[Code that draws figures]
--- START ---
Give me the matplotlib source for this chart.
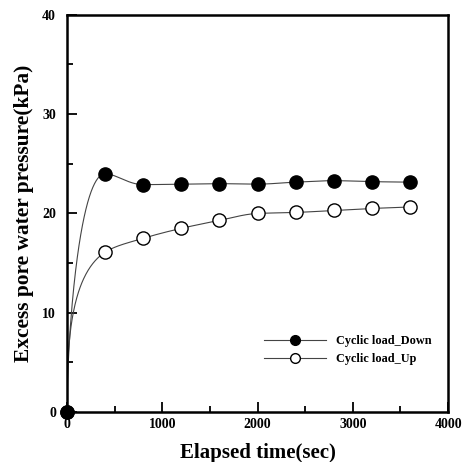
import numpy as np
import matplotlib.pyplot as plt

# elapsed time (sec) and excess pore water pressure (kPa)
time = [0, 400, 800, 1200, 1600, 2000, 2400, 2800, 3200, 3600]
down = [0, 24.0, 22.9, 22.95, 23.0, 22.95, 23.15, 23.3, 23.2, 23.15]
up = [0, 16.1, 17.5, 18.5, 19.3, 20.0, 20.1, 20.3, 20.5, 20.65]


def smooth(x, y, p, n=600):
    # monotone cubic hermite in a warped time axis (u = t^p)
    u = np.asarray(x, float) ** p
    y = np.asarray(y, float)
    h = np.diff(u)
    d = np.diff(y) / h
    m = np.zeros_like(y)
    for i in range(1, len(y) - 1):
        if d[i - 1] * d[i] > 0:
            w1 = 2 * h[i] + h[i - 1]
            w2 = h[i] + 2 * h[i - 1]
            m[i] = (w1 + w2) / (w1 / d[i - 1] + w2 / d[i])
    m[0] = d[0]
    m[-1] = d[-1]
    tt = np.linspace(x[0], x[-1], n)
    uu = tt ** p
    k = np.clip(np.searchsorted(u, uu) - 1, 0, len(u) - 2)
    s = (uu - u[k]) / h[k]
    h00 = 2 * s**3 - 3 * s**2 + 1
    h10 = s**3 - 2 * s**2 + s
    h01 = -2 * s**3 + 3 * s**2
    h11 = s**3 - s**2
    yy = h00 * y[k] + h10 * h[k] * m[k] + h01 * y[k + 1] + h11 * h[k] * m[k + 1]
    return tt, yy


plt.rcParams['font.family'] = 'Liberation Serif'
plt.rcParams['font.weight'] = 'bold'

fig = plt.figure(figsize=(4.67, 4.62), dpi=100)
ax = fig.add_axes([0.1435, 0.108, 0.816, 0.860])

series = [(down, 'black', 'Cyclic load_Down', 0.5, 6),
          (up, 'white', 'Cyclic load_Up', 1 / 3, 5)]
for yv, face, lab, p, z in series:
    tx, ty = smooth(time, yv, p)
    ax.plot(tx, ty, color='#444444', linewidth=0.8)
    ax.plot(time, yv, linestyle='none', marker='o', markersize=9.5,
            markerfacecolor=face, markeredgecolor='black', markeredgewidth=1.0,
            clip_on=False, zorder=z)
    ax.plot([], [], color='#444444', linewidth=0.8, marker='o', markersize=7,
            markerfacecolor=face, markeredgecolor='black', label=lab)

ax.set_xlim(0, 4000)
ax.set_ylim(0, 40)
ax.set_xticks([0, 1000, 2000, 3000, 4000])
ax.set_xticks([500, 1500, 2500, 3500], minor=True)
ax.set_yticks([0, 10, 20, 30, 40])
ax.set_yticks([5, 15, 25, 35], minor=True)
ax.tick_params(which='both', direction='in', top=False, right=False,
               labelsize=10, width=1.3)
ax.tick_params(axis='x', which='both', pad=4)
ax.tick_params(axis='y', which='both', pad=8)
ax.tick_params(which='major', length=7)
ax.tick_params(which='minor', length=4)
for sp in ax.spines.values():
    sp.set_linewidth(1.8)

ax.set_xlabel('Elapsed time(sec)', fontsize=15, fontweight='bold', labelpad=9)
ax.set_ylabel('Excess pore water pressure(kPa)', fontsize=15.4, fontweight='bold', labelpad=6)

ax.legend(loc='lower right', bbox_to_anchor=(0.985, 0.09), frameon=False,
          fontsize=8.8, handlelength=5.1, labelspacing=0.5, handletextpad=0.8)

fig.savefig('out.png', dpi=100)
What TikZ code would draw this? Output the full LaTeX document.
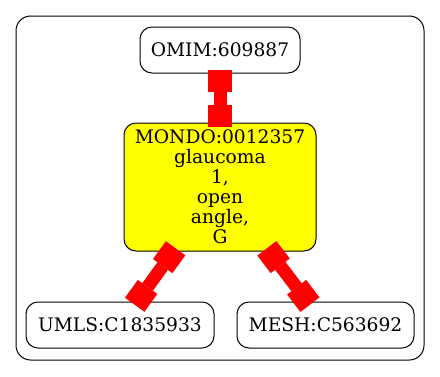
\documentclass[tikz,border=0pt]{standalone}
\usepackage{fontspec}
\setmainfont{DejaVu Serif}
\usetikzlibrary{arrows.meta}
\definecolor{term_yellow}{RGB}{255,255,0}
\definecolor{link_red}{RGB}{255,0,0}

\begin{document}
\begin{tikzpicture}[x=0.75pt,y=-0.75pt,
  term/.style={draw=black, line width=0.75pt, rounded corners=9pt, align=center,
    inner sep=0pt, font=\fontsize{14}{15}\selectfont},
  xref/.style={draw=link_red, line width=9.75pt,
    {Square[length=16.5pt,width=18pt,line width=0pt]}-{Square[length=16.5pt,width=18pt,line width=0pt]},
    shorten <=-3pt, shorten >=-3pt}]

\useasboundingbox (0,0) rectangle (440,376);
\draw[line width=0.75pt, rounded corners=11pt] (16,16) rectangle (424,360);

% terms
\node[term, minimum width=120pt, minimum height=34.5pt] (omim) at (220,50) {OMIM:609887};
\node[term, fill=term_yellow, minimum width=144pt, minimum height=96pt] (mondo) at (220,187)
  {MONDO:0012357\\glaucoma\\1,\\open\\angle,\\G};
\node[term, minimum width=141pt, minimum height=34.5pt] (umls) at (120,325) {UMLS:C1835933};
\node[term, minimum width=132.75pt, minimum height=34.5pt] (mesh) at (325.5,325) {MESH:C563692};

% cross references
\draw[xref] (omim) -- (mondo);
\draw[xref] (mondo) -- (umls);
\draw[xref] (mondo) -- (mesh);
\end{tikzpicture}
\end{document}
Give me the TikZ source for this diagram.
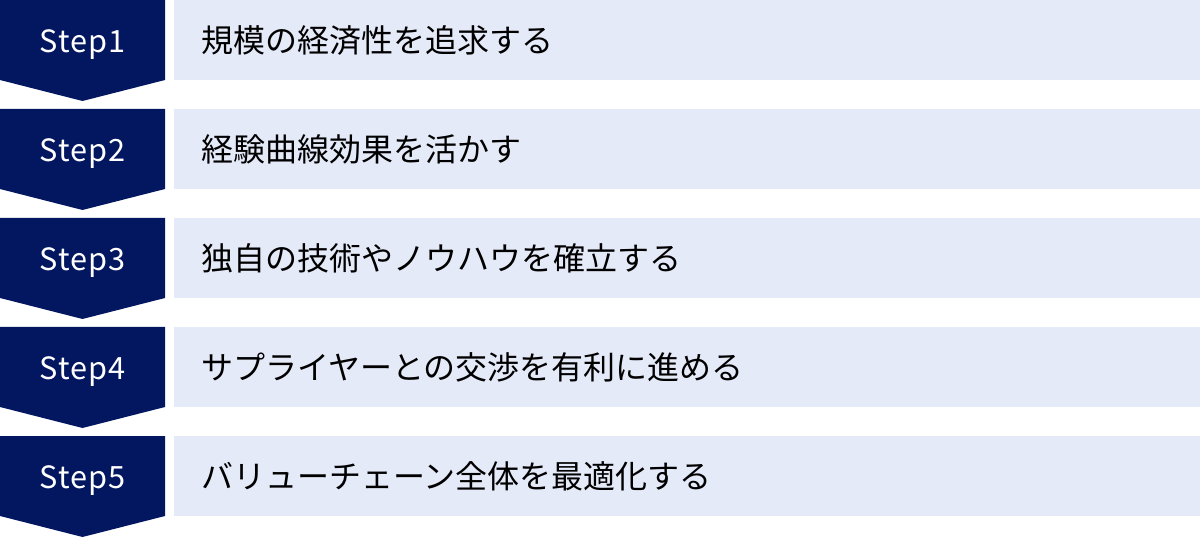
--- END ---
### [Stated problem]
Repeat the preceding records precisely, and leave every picture out of the copy.

### [Answer in full]
Give me the matplotlib source for this chart.
import numpy as np
import matplotlib.pyplot as plt

# elapsed time (sec) and excess pore water pressure (kPa)
time = [0, 400, 800, 1200, 1600, 2000, 2400, 2800, 3200, 3600]
down = [0, 24.0, 22.9, 22.95, 23.0, 22.95, 23.15, 23.3, 23.2, 23.15]
up = [0, 16.1, 17.5, 18.5, 19.3, 20.0, 20.1, 20.3, 20.5, 20.65]


def smooth(x, y, p, n=600):
    # monotone cubic hermite in a warped time axis (u = t^p)
    u = np.asarray(x, float) ** p
    y = np.asarray(y, float)
    h = np.diff(u)
    d = np.diff(y) / h
    m = np.zeros_like(y)
    for i in range(1, len(y) - 1):
        if d[i - 1] * d[i] > 0:
            w1 = 2 * h[i] + h[i - 1]
            w2 = h[i] + 2 * h[i - 1]
            m[i] = (w1 + w2) / (w1 / d[i - 1] + w2 / d[i])
    m[0] = d[0]
    m[-1] = d[-1]
    tt = np.linspace(x[0], x[-1], n)
    uu = tt ** p
    k = np.clip(np.searchsorted(u, uu) - 1, 0, len(u) - 2)
    s = (uu - u[k]) / h[k]
    h00 = 2 * s**3 - 3 * s**2 + 1
    h10 = s**3 - 2 * s**2 + s
    h01 = -2 * s**3 + 3 * s**2
    h11 = s**3 - s**2
    yy = h00 * y[k] + h10 * h[k] * m[k] + h01 * y[k + 1] + h11 * h[k] * m[k + 1]
    return tt, yy


plt.rcParams['font.family'] = 'Liberation Serif'
plt.rcParams['font.weight'] = 'bold'

fig = plt.figure(figsize=(4.67, 4.62), dpi=100)
ax = fig.add_axes([0.1435, 0.108, 0.816, 0.860])

series = [(down, 'black', 'Cyclic load_Down', 0.5, 6),
          (up, 'white', 'Cyclic load_Up', 1 / 3, 5)]
for yv, face, lab, p, z in series:
    tx, ty = smooth(time, yv, p)
    ax.plot(tx, ty, color='#444444', linewidth=0.8)
    ax.plot(time, yv, linestyle='none', marker='o', markersize=9.5,
            markerfacecolor=face, markeredgecolor='black', markeredgewidth=1.0,
            clip_on=False, zorder=z)
    ax.plot([], [], color='#444444', linewidth=0.8, marker='o', markersize=7,
            markerfacecolor=face, markeredgecolor='black', label=lab)

ax.set_xlim(0, 4000)
ax.set_ylim(0, 40)
ax.set_xticks([0, 1000, 2000, 3000, 4000])
ax.set_xticks([500, 1500, 2500, 3500], minor=True)
ax.set_yticks([0, 10, 20, 30, 40])
ax.set_yticks([5, 15, 25, 35], minor=True)
ax.tick_params(which='both', direction='in', top=False, right=False,
               labelsize=10, width=1.3)
ax.tick_params(axis='x', which='both', pad=4)
ax.tick_params(axis='y', which='both', pad=8)
ax.tick_params(which='major', length=7)
ax.tick_params(which='minor', length=4)
for sp in ax.spines.values():
    sp.set_linewidth(1.8)

ax.set_xlabel('Elapsed time(sec)', fontsize=15, fontweight='bold', labelpad=9)
ax.set_ylabel('Excess pore water pressure(kPa)', fontsize=15.4, fontweight='bold', labelpad=6)

ax.legend(loc='lower right', bbox_to_anchor=(0.985, 0.09), frameon=False,
          fontsize=8.8, handlelength=5.1, labelspacing=0.5, handletextpad=0.8)

fig.savefig('out.png', dpi=100)
What TikZ code would draw this? Output the full LaTeX document.
\documentclass[tikz,border=0pt]{standalone}
\usepackage{fontspec}
\setmainfont{DejaVu Serif}
\usetikzlibrary{arrows.meta}
\definecolor{term_yellow}{RGB}{255,255,0}
\definecolor{link_red}{RGB}{255,0,0}

\begin{document}
\begin{tikzpicture}[x=0.75pt,y=-0.75pt,
  term/.style={draw=black, line width=0.75pt, rounded corners=9pt, align=center,
    inner sep=0pt, font=\fontsize{14}{15}\selectfont},
  xref/.style={draw=link_red, line width=9.75pt,
    {Square[length=16.5pt,width=18pt,line width=0pt]}-{Square[length=16.5pt,width=18pt,line width=0pt]},
    shorten <=-3pt, shorten >=-3pt}]

\useasboundingbox (0,0) rectangle (440,376);
\draw[line width=0.75pt, rounded corners=11pt] (16,16) rectangle (424,360);

% terms
\node[term, minimum width=120pt, minimum height=34.5pt] (omim) at (220,50) {OMIM:609887};
\node[term, fill=term_yellow, minimum width=144pt, minimum height=96pt] (mondo) at (220,187)
  {MONDO:0012357\\glaucoma\\1,\\open\\angle,\\G};
\node[term, minimum width=141pt, minimum height=34.5pt] (umls) at (120,325) {UMLS:C1835933};
\node[term, minimum width=132.75pt, minimum height=34.5pt] (mesh) at (325.5,325) {MESH:C563692};

% cross references
\draw[xref] (omim) -- (mondo);
\draw[xref] (mondo) -- (umls);
\draw[xref] (mondo) -- (mesh);
\end{tikzpicture}
\end{document}
Give me the TikZ source for this diagram.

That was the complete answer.